Ask Colin

Why don't you use trendlines, either as confirmation of trends or as exit signals?

This is a complex question that involves several important ideas:

1. I trade trends. Trends are defined by highs and lows in the short term and peaks and troughs in the longer term. Trendlines are a derivative indicator. I prefer to use the price directly. I often make this point colourfully by referring to the circus act where a shooter sights a rifle through a mirror in order to hit targets behind him/her. The mirror gives a derivative image. This is fun for the circus, but in the market, we are conducting a business. There, I prefer to turn around and shoot directly at the target.

2. Trend lines do not define trends. They simply measure the speed of price change over a trend. Thus, they are really simply momentum lines. Now, they are useful, in that they show whether the momentum of the trend is speeding up or slowing down. This may give important warning signals. However, the breaking of a trend line rarely coincides with a trend ending. Sometimes it occurs earlier and other times later. Many trend line breaks never result in a trend ending. Also, many trends do not seem to form good trend lines.

3. Nice consistent trends form good trend lines. I find that I do not need to draw trend lines on these charts. David Fuller says: "If you need a ruler, it ain't there". It is usually perfectly obvious when these lines a re broken. However, even so, the breaking of even the best trend lines does not always result in a trend ending.

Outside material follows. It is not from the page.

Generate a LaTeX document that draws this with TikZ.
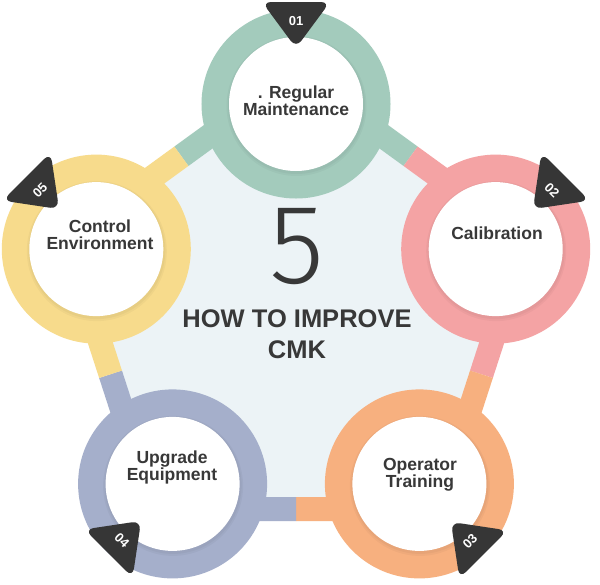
\documentclass[tikz,border=0pt]{standalone}
\usepackage{fontspec}
\setmainfont{Liberation Sans}
\newfontfamily\fivefont{Fira Sans Light}
\usetikzlibrary{calc}
\definecolor{cgreen}{HTML}{A3CBBC}
\definecolor{cpink}{HTML}{F4A3A4}
\definecolor{corange}{HTML}{F7B07F}
\definecolor{cblue}{HTML}{A5AFCB}
\definecolor{cyellow}{HTML}{F7DB8C}
\definecolor{cfill}{HTML}{ECF3F6}
\definecolor{cdark}{HTML}{363636}
\definecolor{ctext}{HTML}{383838}
\begin{document}
\begin{tikzpicture}[x=1pt,y=-1pt,
  band/.style={line width=24pt, line cap=butt, line join=miter},
  ring/.style={line width=28pt},
  circ/.style={circle, fill=white, minimum size=134pt, inner sep=0pt},
  shade1/.style={fill=black, opacity=0.03},
  lbl/.style={font=\bfseries\fontsize{17.5}{17}\selectfont, text=ctext, align=center, inner sep=0pt},
  badgeshape/.style={fill=cdark, rounded corners=9pt},
  num/.style={font=\bfseries\fontsize{13}{13}\selectfont, text=white, inner sep=0pt}]
\useasboundingbox (0,0) rectangle (600,584);
\fill[white] (0,0) rectangle (600,584);
% circle centres
\coordinate (V1) at (296,104);
\coordinate (V2) at (495.7,249.1);
\coordinate (V3) at (419.4,483.9);
\coordinate (V4) at (172.6,483.9);
\coordinate (V5) at (96.3,249.1);
% band pentagon
\coordinate (B1) at (296,73);
\coordinate (B2) at (525.2,239.5);
\coordinate (B3) at (437.7,509);
\coordinate (B4) at (154.3,509);
\coordinate (B5) at (66.8,239.5);
\fill[cfill] (B1) -- (B2) -- (B3) -- (B4) -- (B5) -- cycle;
\coordinate (M12) at (410.6,156.25);
\coordinate (M23) at (481.45,374.25);
\coordinate (M34) at (296,509);
\coordinate (M45) at (110.55,374.25);
\coordinate (M51) at (181.4,156.25);
\draw[band, cgreen] (M51) -- (B1) -- (M12);
\draw[band, cpink] (M12) -- (B2) -- (M23);
\draw[band, corange] (M23) -- (B3) -- (M34);
\draw[band, cblue] (M34) -- (B4) -- (M45);
\draw[band, cyellow] (M45) -- (B5) -- (M51);
% rings
\draw[ring, cgreen] (V1) circle[radius=80.5pt];
\draw[ring, cpink] (V2) circle[radius=80.5pt];
\draw[ring, corange] (V3) circle[radius=80.5pt];
\draw[ring, cblue] (V4) circle[radius=80.5pt];
\draw[ring, cyellow] (V5) circle[radius=80.5pt];
% soft shadows
\foreach \v in {V1,V2,V3,V4,V5}{
  \fill[shade1] ($(\v)+(0.5,2)$) circle[radius=70pt];
  \fill[shade1] ($(\v)+(0.5,1.5)$) circle[radius=68.5pt];
}
% white circles
\node[circ] (c1) at (V1) {};
\node[circ] (c2) at (V2) {};
\node[circ] (c3) at (V3) {};
\node[circ] (c4) at (V4) {};
\node[circ] (c5) at (V5) {};
% labels
\node[lbl] (t1) at (296,101) {. Regular\\Maintenance};
\node[lbl] (t2) at (497,233.5) {Calibration};
\node[lbl] (t3) at (420,475) {Operator\\Training};
\node[lbl] (t4) at (172,467) {Upgrade\\Equipment};
\node[lbl] (t5) at (100,235) {Control\\Environment};
% badges
\begin{scope}[shift={(296,21)}]
  \fill[badgeshape] (-34,-19) -- (34,-19) -- (0,27) -- cycle;
\end{scope}
\begin{scope}[shift={(552,190)}, rotate=-45]
  \fill[badgeshape] (-34,-19) -- (34,-19) -- (0,27) -- cycle;
\end{scope}
\begin{scope}[shift={(470,541)}, rotate=-135]
  \fill[badgeshape] (-34,-19) -- (34,-19) -- (0,27) -- cycle;
\end{scope}
\begin{scope}[shift={(122,540)}, rotate=135]
  \fill[badgeshape] (-34,-19) -- (34,-19) -- (0,27) -- cycle;
\end{scope}
\begin{scope}[shift={(40,190)}, rotate=45]
  \fill[badgeshape] (-34,-19) -- (34,-19) -- (0,27) -- cycle;
\end{scope}
\node[num] (n1) at (296,21) {01};
\node[num, rotate=-45] (n2) at (552,190) {02};
\node[num, rotate=45] (n3) at (470,541) {03};
\node[num, rotate=-45] (n4) at (122,540) {04};
\node[num, rotate=45] (n5) at (40,190) {05};
% centre
\node[font=\fivefont\fontsize{113}{113}\selectfont, text=ctext, anchor=base, inner sep=0pt] (five) at (297,283) {5};
\node[font=\bfseries\fontsize{25.5}{25.5}\selectfont, text=ctext, anchor=base, inner sep=0pt] (h1) at (297,327) {HOW TO IMPROVE};
\node[font=\bfseries\fontsize{25.5}{25.5}\selectfont, text=ctext, anchor=base, inner sep=0pt] (h2) at (297,358) {CMK};
\end{tikzpicture}
\end{document}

4. I abbreviated your question, which also referred to support and resistance. It suggested that trend lines represent sloping support and resistance lines. Some people see them this way, but I do not understand the psychology behind their idea. I do understand the psychology behind levels that have traded before representing pressure points on buyers and sellers. So, if you buy at $5 and the price falls to $4, you feel bad about the trade. If the price rises towards $5 again, you will be tempted to sell there, to "get out even". This is the reasoning behind a broken support level becoming a resistance level. The more people who traded at the $5 level, the stronger the resistance. Similar reasoning can be applied to all horizontal support and resistance levels - i.e. based on getting out even, correcting mistakes, or grabbing previously missed opportunities. However, I do not understand why a price at a particular angle represents support or resistance - i.e. what the psychology of buyers or sellers is.